> [The exercise] Pictures excluded, return the lines below from the first through the line holding "a_low_level = 1.0".
-- -- --
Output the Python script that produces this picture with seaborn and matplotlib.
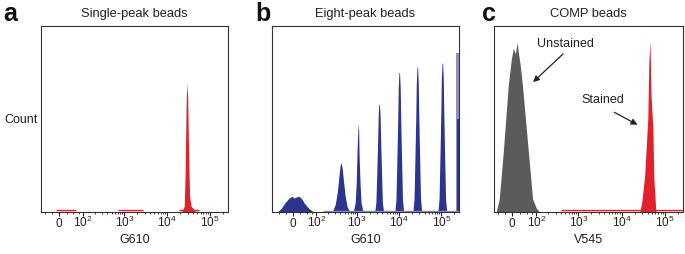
import matplotlib
matplotlib.use("Agg")
import matplotlib.pyplot as plt
from matplotlib.ticker import NullFormatter
import seaborn as sns

# ---- data (x in fluorescence units, y in % of axis height) ----
# panel a: single-peak beads (G610)
a_peak_x = [22300, 24900, 26200, 27700, 28800, 30000, 31700, 33400, 36200, 40300, 44900]
a_peak_y = [0.5, 3, 20, 60, 69, 62, 30, 8, 3, 2, 0.5]
a_low_start = [-10, 714, 19000]
a_low_end = [63, 2740, 55700]
a_low_level = 1.0

# panel b: eight-peak beads (G610)
b_blank_x = [-58, -41, -27, -13, -3, 3, 10, 20, 30, 41, 58, 78]
b_blank_y = [0, 2, 5, 7.5, 8.5, 7.5, 8, 8.5, 7, 4.5, 2, 0.3]
b_p2_x = [253, 298, 333, 371, 392, 414, 437, 461, 515, 573, 674]
b_p2_y = [0, 4, 10, 20, 25, 26.5, 24, 19, 9, 3, 0]
b_p3_x = [808, 898, 948, 1001, 1053, 1085, 1114, 1175, 1240, 1379]
b_p3_y = [0, 5, 15, 35, 47.5, 44, 30, 15, 5, 0]
b_p4_x = [2617, 2790, 2960, 3077, 3160, 3280, 3387, 3517, 3613, 3753, 3981, 4247]
b_p4_y = [0, 5.2, 24.9, 38.9, 51.6, 58, 58, 51.6, 38.9, 24.9, 5.2, 0]
b_p5_x = [7841, 8360, 8870, 9219, 9469, 9829, 10148, 10537, 10827, 11247, 11926, 12725]
b_p5_y = [0, 6.8, 32.3, 50.3, 66.8, 75, 75, 66.8, 50.3, 32.3, 6.8, 0]
b_p6_x = [21046, 22439, 23807, 24745, 25416, 26380, 27239, 28284, 29061, 30188, 32010, 34155]
b_p6_y = [0, 7, 33.5, 52.3, 69.4, 78, 78, 69.4, 52.3, 33.5, 7, 0]
b_p7_x = [82653, 88127, 93497, 97183, 99814, 103605, 106975, 111081, 114134, 118557, 125716, 134139]
b_p7_y = [0, 7.2, 34.4, 53.6, 71.2, 80, 80, 71.2, 53.6, 34.4, 7.2, 0]
b_edge_x = [222000, 262144]
b_edge_y = [85.5, 85.5]
b_edge_core_x = [240000, 262144]
b_edge_core_y = [50, 50]

# panel c: COMP beads (V545)
c_unst_x = [-58, -45, -30, -13, -3.2, 3.2, 9.7, 16, 19.5, 26, 34, 58, 78, 100, 121]
c_unst_y = [0, 7, 32, 68, 82, 88, 85, 91, 86, 79, 68, 32, 7, 2, 0]
c_st_x = [26200, 29200, 34300, 40300, 42600, 45000, 46200, 47400, 52800, 55700, 62000]
c_st_y = [0, 5, 20, 50, 80, 92, 82, 65, 45, 18, 0]
c_low_start = [400]
c_low_end = [262144]
c_low_level = 1.0

major_ticks = [0, 1e2, 1e3, 1e4, 1e5]
major_labels = ["0", "$10^2$", "$10^3$", "$10^4$", "$10^5$"]
minor_ticks = ([-50, -25, 25, 50, 75]
               + [m * 1e2 for m in range(2, 10)]
               + [m * 1e3 for m in range(2, 10)]
               + [m * 1e4 for m in range(2, 10)]
               + [2e5])
x_left = [-68, -85, -68]

titles = ["Single-peak beads", "Eight-peak beads", "COMP beads"]
xlabels = ["G610", "G610", "V545"]
letters = ["a", "b", "c"]

RED = "#e3202b"
BLUE = "#2b3590"
GRAY = "#5b5b5d"
INK = "#222222"

sns.set_style("ticks")
plt.rcParams["font.family"] = ["Liberation Sans", "DejaVu Sans"]
plt.rcParams["mathtext.fontset"] = "custom"
plt.rcParams["mathtext.rm"] = "Liberation Sans"
plt.rcParams["mathtext.it"] = "Liberation Sans:italic"
plt.rcParams["mathtext.bf"] = "Liberation Sans:bold"

fig = plt.figure(figsize=(6.85, 2.55), dpi=100)
rects = [[41 / 685, 42 / 255, 187 / 685, 186 / 255],
         [272 / 685, 42 / 255, 187 / 685, 186 / 255],
         [494 / 685, 42 / 255, 189 / 685, 186 / 255]]
axes = [fig.add_axes(r) for r in rects]

for ax, title, xl, left in zip(axes, titles, xlabels, x_left):
    ax.set_xscale("asinh", linear_width=60)
    ax.set_xlim(left, 262144)
    ax.set_ylim(0, 100)
    ax.set_yticks([])
    ax.set_xticks(major_ticks, labels=major_labels)
    ax.set_xticks(minor_ticks, minor=True)
    ax.xaxis.set_minor_formatter(NullFormatter())
    ax.tick_params(axis="x", which="major", length=3, width=0.8,
                   direction="out", labelsize=8.5, pad=7.2, colors=INK)
    ax.tick_params(axis="x", which="minor", length=1.5, width=0.6,
                   direction="out", colors=INK)
    for lbl in ax.get_xticklabels():
        lbl.set_verticalalignment("baseline")
    for s in ax.spines.values():
        s.set_linewidth(0.8)
        s.set_color("#333333")
    ax.set_title(title, fontsize=9.3, pad=7, color=INK)
    ax.set_xlabel(xl, fontsize=9, labelpad=2.5, color=INK)

# panel a
ax = axes[0]
ax.hlines([a_low_level] * len(a_low_start), a_low_start, a_low_end, color=RED, lw=0.9)
ax.fill_between(a_peak_x, a_peak_y, 0, color=RED, lw=0)
ax.set_ylabel("Count", rotation=0, ha="right", va="center", fontsize=9, color=INK)
ax.yaxis.set_label_coords(-0.015, 0.5)

# panel b
ax = axes[1]
ax.hlines([0.6], [150], [262144], color="#8a8fb5", lw=1.0)
for xs, ys in [(b_blank_x, b_blank_y), (b_p2_x, b_p2_y), (b_p3_x, b_p3_y),
               (b_p4_x, b_p4_y), (b_p5_x, b_p5_y), (b_p6_x, b_p6_y), (b_p7_x, b_p7_y)]:
    ax.fill_between(xs, ys, 0, color=BLUE, lw=0)
ax.fill_between(b_edge_x, b_edge_y, 0, color="#8d92b8", lw=0)
ax.fill_between(b_edge_core_x, b_edge_core_y, 0, color=BLUE, lw=0)

# panel c
ax = axes[2]
ax.hlines([c_low_level] * len(c_low_start), c_low_start, c_low_end, color=RED, lw=0.9)
ax.fill_between(c_unst_x, c_unst_y, 0, color=GRAY, lw=0)
ax.fill_between(c_st_x, c_st_y, 0, color=RED, lw=0)
ax.text(0.376, 0.909, "Unstained", transform=ax.transAxes, ha="center", va="center",
        fontsize=9, color=INK)
ax.annotate("", xy=(0.196, 0.688), xytext=(0.376, 0.86), xycoords="axes fraction",
            arrowprops=dict(arrowstyle="-|>", color=INK, lw=0.9, mutation_scale=9))
ax.text(0.577, 0.608, "Stained", transform=ax.transAxes, ha="center", va="center",
        fontsize=9, color=INK)
ax.annotate("", xy=(0.772, 0.462), xytext=(0.624, 0.543), xycoords="axes fraction",
            arrowprops=dict(arrowstyle="-|>", color=INK, lw=0.9, mutation_scale=9))

for letter, xpos in zip(letters, [3, 255, 482]):
    fig.text(xpos / 685, 1 - 21 / 255, letter, fontsize=18, fontweight="bold",
             ha="left", va="baseline", color="#111111")

fig.savefig("out.png", dpi=100)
-- -- --
> [Answer]
Output the Python script that produces this picture with seaborn and matplotlib.
import matplotlib
matplotlib.use("Agg")
import matplotlib.pyplot as plt
from matplotlib.ticker import NullFormatter
import seaborn as sns

# ---- data (x in fluorescence units, y in % of axis height) ----
# panel a: single-peak beads (G610)
a_peak_x = [22300, 24900, 26200, 27700, 28800, 30000, 31700, 33400, 36200, 40300, 44900]
a_peak_y = [0.5, 3, 20, 60, 69, 62, 30, 8, 3, 2, 0.5]
a_low_start = [-10, 714, 19000]
a_low_end = [63, 2740, 55700]
a_low_level = 1.0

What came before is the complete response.